Textron Aviation revealed a new utility turboprop offering last week, the Cessna SkyCourier 408.
The aircraft was developed with FedEx Express, which has signed a solid order for 50 of the aircraft, with the option to extend to 100.
As a spiritual successor to the Caravan 208A, which was also developed with FedEx in 1986, there has been a lot of interest in both the cargo and passenger variants of the SkyCourier.
To find out more, we asked Brad Thress, Textron Aviation’s senior vice-president, engineering, about the aircraft’s development, working with FedEx and how the announcement has been received.
CJI: How is business?
Thress: We are having a pretty good year. Late in the year, we are seeing people with late-year financial decisions coming through so our fourth quarter has been pretty busy, which is encouraging.
The market has been the same as it has been the last few years. We are modestly up across the board. Regarding new aircraft sales and aftermarket growth, there has been nothing dramatic but we have seen mixed single-digit recovery percentages across the board.

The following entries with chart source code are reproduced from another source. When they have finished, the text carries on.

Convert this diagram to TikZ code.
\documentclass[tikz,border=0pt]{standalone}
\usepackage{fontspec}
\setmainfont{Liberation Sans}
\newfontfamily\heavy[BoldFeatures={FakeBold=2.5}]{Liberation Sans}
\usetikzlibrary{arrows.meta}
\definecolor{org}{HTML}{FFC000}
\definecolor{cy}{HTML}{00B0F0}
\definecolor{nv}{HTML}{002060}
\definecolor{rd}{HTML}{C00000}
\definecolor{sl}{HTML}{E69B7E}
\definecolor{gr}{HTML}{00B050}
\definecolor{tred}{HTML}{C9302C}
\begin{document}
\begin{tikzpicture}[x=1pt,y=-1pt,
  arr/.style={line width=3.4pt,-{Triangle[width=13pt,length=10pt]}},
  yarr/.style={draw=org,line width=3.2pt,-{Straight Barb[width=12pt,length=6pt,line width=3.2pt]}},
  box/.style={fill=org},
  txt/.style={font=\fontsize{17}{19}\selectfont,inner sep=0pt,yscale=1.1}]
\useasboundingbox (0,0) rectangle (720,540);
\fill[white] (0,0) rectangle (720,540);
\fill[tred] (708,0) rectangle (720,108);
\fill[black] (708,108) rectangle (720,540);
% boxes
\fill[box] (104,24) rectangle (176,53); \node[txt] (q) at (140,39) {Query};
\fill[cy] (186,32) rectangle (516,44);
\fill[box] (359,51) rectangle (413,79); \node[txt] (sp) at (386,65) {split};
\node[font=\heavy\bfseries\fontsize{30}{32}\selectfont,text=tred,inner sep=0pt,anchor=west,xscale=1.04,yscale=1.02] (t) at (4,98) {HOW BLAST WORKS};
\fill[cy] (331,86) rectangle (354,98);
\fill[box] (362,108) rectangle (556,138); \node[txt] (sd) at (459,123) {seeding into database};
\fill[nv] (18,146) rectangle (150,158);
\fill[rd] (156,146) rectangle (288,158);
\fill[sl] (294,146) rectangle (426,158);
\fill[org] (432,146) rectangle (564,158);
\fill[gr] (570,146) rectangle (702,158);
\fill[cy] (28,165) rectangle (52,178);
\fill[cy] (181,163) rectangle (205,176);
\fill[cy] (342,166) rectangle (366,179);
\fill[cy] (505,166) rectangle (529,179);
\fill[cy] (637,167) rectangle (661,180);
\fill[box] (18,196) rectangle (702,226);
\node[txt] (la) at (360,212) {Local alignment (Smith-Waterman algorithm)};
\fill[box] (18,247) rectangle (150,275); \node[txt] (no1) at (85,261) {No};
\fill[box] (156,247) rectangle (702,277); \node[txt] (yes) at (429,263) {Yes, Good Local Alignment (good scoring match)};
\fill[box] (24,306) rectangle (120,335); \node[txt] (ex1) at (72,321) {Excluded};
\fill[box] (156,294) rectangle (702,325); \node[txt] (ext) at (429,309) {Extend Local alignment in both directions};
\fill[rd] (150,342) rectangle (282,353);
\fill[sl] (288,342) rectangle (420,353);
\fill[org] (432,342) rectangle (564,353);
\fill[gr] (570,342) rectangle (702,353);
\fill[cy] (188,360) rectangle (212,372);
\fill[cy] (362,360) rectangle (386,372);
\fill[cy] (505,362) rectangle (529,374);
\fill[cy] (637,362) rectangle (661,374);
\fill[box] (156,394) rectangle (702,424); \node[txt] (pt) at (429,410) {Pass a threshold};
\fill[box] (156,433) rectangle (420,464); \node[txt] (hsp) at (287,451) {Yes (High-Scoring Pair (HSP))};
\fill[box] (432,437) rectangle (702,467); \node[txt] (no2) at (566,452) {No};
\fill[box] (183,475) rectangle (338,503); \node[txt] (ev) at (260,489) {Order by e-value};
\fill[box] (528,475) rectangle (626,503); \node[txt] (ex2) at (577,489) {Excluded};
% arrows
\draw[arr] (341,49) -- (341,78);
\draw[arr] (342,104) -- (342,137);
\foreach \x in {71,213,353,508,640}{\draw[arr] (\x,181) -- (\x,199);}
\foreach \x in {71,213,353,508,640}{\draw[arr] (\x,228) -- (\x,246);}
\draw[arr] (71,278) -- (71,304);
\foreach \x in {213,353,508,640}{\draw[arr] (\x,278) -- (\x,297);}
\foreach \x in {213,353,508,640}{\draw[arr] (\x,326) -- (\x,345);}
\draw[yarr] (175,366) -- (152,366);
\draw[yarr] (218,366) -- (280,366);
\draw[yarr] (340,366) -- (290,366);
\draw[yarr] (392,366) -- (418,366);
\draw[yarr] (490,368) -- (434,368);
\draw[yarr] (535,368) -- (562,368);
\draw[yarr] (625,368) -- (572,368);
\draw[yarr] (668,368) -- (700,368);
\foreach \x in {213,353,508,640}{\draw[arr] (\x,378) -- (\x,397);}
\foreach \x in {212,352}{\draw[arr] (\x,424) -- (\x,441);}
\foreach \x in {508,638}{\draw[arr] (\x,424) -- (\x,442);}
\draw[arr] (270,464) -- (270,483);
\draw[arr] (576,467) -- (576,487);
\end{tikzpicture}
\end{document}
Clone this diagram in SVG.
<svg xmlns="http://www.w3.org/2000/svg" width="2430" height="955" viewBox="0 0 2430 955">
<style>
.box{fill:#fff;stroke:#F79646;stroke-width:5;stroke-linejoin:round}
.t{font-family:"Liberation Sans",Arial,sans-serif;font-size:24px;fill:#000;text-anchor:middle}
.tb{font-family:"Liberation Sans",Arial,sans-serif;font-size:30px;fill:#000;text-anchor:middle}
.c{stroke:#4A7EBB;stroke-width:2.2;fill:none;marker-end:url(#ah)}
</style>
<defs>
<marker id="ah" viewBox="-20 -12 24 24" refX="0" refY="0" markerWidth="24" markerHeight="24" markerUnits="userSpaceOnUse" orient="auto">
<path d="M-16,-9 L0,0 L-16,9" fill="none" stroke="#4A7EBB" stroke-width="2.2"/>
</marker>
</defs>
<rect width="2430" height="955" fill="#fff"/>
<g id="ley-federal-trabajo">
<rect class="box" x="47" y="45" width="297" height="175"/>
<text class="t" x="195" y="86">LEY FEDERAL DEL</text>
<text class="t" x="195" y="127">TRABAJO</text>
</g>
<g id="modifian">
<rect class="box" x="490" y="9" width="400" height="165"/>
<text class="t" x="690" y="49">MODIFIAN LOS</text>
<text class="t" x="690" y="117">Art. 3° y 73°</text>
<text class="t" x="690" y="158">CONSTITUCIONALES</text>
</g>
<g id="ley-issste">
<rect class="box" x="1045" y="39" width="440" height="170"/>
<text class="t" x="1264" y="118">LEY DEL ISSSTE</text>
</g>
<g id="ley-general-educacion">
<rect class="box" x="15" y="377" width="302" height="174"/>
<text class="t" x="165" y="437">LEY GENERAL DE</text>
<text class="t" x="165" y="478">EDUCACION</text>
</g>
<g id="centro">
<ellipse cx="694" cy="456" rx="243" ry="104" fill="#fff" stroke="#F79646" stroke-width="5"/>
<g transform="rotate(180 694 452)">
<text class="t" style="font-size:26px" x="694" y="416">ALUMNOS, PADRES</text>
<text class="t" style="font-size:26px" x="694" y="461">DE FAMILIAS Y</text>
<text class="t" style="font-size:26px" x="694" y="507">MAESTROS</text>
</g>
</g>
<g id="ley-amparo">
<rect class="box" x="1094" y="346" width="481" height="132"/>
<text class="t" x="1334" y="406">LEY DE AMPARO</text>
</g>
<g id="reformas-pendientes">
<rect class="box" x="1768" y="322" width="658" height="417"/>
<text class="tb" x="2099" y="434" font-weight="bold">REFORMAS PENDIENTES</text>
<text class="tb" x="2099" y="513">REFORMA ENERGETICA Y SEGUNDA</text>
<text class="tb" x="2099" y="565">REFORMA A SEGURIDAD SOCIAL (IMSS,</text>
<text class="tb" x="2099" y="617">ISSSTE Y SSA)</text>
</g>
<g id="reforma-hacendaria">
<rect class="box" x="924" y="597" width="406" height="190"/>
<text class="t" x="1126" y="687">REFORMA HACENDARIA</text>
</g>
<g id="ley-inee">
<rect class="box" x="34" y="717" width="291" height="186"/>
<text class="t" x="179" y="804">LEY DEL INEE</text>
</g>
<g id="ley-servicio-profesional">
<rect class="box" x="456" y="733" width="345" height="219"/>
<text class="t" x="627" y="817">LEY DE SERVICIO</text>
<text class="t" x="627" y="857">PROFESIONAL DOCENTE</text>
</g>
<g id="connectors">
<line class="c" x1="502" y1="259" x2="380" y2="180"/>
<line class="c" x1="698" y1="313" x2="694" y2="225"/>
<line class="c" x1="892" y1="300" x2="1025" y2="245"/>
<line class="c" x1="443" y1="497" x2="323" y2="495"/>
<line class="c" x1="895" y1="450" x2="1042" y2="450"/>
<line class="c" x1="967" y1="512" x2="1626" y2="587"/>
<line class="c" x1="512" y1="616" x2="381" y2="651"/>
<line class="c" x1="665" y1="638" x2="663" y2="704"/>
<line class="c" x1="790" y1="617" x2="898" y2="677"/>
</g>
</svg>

CJI: How far along is the SkyCourier development?
Thress: It is in its very early stages – it started development about seven months ago. As far as planes go, it is still early days but we wanted to be clear on the mission and design the airplane from there. We started from the inside out. We designed the aircraft around the cargo space and the ability to load and unload the cargo very efficiently.
CJI: Who approached who?
Thress: FedEx approached us. In hindsight, it looks like they were looking to modernise the utility section of their fleet. We were very keen to see what they were up to and it worked out great.
CJI: When will you have prototypes flying?
Thress: The cargo will be flying first – we will be focusing on the FedEx airplane first. We have our first wind tunnel model being built now and it will head to the tunnel Febuary next year. As well as measuring drag, it will give us the load specifications for the airplane and, once we get loads, we can start sizing the structure of the airplane and start designing the parts for the test and flying prototypes. The first prototype will be flying in the middle of 2019.
CJI: How is this different to the development of the Caravan?
Thress: From the beginning, we based the aircraft around FedEx’s mission instead of adapting an existing an airplane like we did with the Caravan 208A. This has really been designed for their needs so they are much more involved in the basic definition of the airplane.
The other thing we learnt is that reliability is king for FedEx. Because of this, they refocused us on making sure the SkyCourier was simple, robust and reliable.
CJI: Although the aircraft is developed with FedEx, have you seen any other companies interested?
Thress: Very much so. There is a lot of excitement in the passenger and the cargo versions. We saw a surprising amount of interest immediately after the FedEx announcement.
CJI: Are you seeing more interest in the passenger or cargo variants?
Thress: It seems equally split right now, although it is early days.
CJI: Why not keep the “Caravan” name?
Thress: For us it is a completely different aircraft even though it is in the utility mission area. We thought it deserved its own name. It is also a different model number, the Cessna 408, whilst the Caravan is the 208.